Charts and diagrams as code
===

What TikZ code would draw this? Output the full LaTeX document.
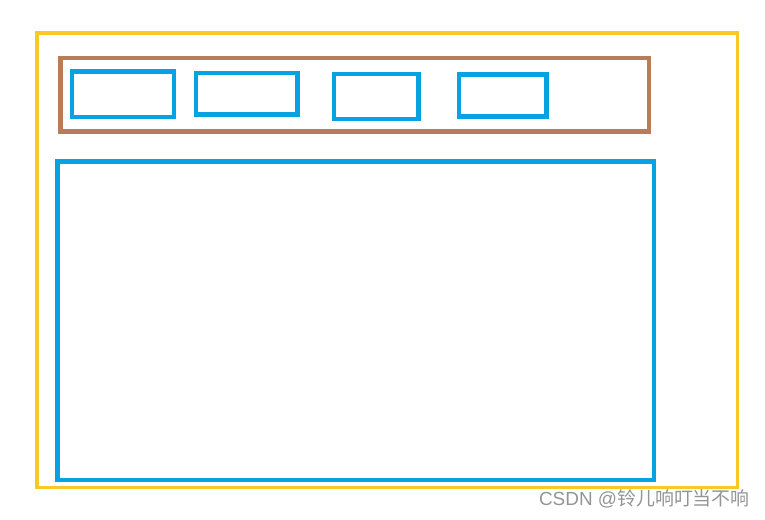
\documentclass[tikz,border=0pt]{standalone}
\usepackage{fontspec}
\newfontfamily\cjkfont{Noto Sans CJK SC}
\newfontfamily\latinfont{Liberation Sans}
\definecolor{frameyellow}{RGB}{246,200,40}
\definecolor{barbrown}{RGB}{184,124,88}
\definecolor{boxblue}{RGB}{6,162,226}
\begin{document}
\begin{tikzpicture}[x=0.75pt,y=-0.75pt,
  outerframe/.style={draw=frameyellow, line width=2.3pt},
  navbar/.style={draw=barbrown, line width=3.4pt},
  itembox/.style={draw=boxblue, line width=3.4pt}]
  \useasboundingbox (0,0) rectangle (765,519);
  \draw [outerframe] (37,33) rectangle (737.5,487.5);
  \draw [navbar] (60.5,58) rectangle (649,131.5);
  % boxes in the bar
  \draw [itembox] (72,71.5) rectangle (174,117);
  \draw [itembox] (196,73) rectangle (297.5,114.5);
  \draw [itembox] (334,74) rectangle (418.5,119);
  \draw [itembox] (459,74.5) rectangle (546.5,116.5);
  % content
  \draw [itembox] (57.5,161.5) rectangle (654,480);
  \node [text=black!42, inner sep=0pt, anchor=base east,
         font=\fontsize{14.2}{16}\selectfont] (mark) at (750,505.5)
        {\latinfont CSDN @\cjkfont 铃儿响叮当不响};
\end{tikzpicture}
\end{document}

===

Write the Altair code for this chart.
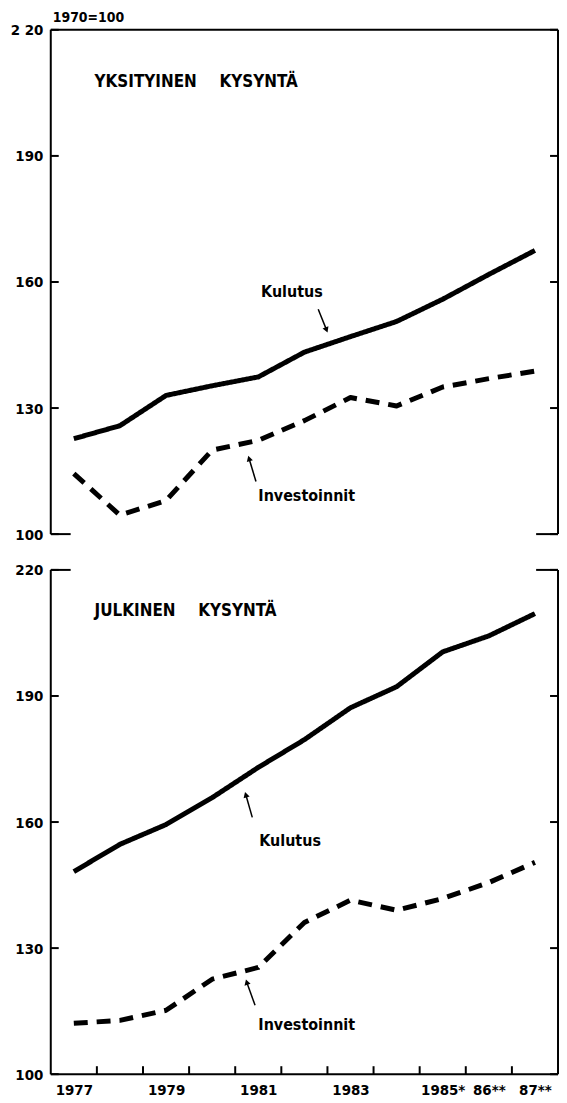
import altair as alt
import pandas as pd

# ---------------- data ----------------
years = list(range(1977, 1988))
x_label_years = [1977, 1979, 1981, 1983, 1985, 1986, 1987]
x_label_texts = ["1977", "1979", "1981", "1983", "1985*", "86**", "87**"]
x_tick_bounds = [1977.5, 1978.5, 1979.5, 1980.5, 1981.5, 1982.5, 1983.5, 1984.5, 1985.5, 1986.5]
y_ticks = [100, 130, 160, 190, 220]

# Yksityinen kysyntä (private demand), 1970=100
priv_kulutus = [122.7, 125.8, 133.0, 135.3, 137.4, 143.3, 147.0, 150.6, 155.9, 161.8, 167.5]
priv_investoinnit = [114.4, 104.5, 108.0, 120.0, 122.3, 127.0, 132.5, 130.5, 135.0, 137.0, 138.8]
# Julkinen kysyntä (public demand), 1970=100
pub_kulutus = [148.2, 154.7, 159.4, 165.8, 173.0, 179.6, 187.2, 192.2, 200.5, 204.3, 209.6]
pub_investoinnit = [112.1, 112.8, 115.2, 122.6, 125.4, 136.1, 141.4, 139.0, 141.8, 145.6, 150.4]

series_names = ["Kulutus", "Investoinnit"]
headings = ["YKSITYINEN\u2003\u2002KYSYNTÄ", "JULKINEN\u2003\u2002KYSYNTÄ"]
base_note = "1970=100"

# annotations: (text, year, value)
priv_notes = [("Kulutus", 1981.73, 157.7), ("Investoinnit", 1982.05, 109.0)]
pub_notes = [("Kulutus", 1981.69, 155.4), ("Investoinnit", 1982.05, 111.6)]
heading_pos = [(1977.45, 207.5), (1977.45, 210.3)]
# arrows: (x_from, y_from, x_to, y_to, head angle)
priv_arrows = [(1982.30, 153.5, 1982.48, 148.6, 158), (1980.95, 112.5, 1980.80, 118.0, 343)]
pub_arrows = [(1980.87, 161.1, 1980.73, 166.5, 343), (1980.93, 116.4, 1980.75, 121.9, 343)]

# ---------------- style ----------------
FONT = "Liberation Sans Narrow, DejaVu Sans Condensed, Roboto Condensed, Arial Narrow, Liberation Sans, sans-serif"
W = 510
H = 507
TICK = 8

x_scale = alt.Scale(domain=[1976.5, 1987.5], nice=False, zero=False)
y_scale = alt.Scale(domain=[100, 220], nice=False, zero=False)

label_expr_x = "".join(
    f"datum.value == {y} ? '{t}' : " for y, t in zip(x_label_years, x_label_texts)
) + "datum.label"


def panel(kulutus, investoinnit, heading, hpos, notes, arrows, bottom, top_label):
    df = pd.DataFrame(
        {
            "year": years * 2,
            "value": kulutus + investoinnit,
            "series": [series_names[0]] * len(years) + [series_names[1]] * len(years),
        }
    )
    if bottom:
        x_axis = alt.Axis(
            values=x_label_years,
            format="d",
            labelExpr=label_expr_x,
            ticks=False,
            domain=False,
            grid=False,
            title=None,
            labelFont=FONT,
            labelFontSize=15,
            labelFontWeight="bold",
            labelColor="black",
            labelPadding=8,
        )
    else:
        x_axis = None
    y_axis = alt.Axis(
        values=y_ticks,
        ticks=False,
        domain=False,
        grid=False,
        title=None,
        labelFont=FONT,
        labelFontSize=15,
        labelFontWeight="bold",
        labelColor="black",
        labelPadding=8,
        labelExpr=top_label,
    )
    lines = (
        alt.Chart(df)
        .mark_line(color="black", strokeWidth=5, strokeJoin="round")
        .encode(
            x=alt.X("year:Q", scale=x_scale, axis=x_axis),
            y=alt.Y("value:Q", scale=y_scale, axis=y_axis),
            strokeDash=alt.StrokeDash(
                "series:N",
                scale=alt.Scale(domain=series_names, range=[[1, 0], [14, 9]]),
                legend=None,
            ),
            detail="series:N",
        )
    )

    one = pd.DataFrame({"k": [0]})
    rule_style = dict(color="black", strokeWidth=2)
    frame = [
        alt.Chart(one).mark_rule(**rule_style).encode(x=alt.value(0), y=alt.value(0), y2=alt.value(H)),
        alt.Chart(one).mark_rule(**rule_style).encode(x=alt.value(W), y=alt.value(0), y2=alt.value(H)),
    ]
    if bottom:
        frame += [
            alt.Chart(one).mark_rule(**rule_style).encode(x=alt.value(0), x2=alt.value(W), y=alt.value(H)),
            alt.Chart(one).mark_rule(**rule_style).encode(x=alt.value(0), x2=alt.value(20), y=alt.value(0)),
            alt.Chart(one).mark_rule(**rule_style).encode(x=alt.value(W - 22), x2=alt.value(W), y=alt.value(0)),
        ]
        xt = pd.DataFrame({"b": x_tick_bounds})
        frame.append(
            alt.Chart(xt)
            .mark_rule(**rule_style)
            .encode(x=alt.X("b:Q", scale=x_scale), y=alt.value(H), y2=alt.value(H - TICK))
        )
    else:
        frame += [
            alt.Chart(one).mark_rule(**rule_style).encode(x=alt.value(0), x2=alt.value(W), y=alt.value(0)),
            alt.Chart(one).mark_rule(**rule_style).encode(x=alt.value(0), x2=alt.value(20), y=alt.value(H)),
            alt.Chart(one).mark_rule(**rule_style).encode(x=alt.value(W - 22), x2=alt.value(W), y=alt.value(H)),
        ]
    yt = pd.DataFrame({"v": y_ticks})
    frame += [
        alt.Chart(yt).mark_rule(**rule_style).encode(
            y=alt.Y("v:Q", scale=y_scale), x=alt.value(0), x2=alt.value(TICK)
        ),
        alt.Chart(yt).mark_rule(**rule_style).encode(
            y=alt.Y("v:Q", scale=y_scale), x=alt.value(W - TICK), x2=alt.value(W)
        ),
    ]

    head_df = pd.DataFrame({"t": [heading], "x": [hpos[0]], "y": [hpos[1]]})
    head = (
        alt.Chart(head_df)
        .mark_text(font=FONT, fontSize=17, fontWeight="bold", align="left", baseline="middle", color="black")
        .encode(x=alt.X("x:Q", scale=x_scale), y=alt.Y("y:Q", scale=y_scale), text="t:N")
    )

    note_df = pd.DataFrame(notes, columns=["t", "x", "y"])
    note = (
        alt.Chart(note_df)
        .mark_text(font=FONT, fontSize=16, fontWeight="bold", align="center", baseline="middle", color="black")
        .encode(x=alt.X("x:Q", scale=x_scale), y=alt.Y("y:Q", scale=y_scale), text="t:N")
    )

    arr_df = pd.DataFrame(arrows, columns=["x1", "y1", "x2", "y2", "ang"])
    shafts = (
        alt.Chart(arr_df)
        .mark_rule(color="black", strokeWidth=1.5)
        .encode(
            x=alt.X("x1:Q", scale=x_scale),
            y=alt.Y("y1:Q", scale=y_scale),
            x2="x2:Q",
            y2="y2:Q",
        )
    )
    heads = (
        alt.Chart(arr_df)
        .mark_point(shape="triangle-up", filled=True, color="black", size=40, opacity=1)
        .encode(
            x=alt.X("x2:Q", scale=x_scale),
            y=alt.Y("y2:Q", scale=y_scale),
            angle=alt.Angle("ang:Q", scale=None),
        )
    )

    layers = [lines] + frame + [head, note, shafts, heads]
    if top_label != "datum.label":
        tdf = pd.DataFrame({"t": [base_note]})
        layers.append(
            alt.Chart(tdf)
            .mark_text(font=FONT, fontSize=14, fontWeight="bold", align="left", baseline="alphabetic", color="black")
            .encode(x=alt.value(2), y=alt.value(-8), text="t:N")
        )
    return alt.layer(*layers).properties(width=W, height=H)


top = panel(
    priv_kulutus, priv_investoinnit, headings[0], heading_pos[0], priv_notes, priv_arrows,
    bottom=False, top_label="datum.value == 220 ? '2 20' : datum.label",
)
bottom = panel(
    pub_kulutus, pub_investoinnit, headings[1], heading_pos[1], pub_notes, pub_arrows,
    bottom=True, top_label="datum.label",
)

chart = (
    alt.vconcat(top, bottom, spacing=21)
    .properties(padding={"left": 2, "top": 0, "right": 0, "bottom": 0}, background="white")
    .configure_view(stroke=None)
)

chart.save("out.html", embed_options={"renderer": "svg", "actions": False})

===

-- EXERCISE OBJECTIVE --
Working from the entries above, reproduce exactly and only the lines beginning with the line that has "Write the Altair code for this chart." and ending with the line that has "y_ticks = [100, 130, 160, 190, 220]"; omit all pictures.

-- EXERCISE OUTPUT --
Write the Altair code for this chart.
import altair as alt
import pandas as pd

# ---------------- data ----------------
years = list(range(1977, 1988))
x_label_years = [1977, 1979, 1981, 1983, 1985, 1986, 1987]
x_label_texts = ["1977", "1979", "1981", "1983", "1985*", "86**", "87**"]
x_tick_bounds = [1977.5, 1978.5, 1979.5, 1980.5, 1981.5, 1982.5, 1983.5, 1984.5, 1985.5, 1986.5]
y_ticks = [100, 130, 160, 190, 220]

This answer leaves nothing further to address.